Market Opportunities
Several high-potential opportunities exist for stakeholders in the ECOWAS battery housing scrap plastic market. The most immediate opportunity lies in establishing large-scale, centralised washing and compounding facilities that can produce specification-grade recycled PP and ABS pellets for the region’s power conversion and renewable integration component manufacturers. With ECOWAS import duties on virgin polymer pellets typically ranging 10–20%, domestic recycled pellets can be competitively priced, especially if facilities are located near sea ports to minimise inbound collection logistics costs.
Investors with access to USD 3–5 million in capital could build a 3,000–5,000 tonne/year line that could achieve EBITDA margins of 15–25% by 2030, based on a model of 75–85% yield from clean scrap and stable contracts with telecom and solar project OEMs.
A second opportunity is the development of certification and testing services for battery housing scrap quality, particularly for the technical buyer segment. As demand for validated recycled content grows, third-party testing labs that offer melt flow index analysis, contaminant screening, and tensile property validation can capture service fees of USD 500–1,500 per batch, with low capital intensity.

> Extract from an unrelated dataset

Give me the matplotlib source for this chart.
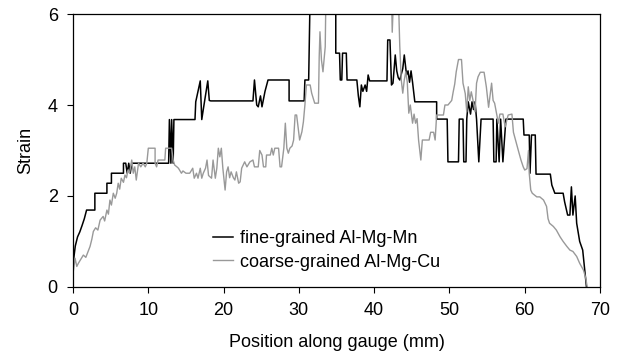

Such services would also support regional adoption of circular procurement policies in the energy sector.
Third, partnerships with battery importers and EPR compliance schemes offer a strategic channel for securing high-volume, consistent scrap supply. By integrating scrap collection into the reverse logistics of the largest battery distributors (which handle 100,000+ units per year), recyclers can lower collection costs by 20–30% compared with open-market sourcing. Fourth, the emerging lithium-ion battery scrap stream presents a premium opportunity: lithium-ion housing scrap (often high-grade PC/ABS or PP) commands 30–50% higher prices than lead-acid housing scrap, but requires separate processing lines and handling protocols.
Early movers who establish safe collection and processing protocols for lithium-ion battery scrap will be well positioned as electric vehicle and energy storage deployment accelerates across ECOWAS after 2028.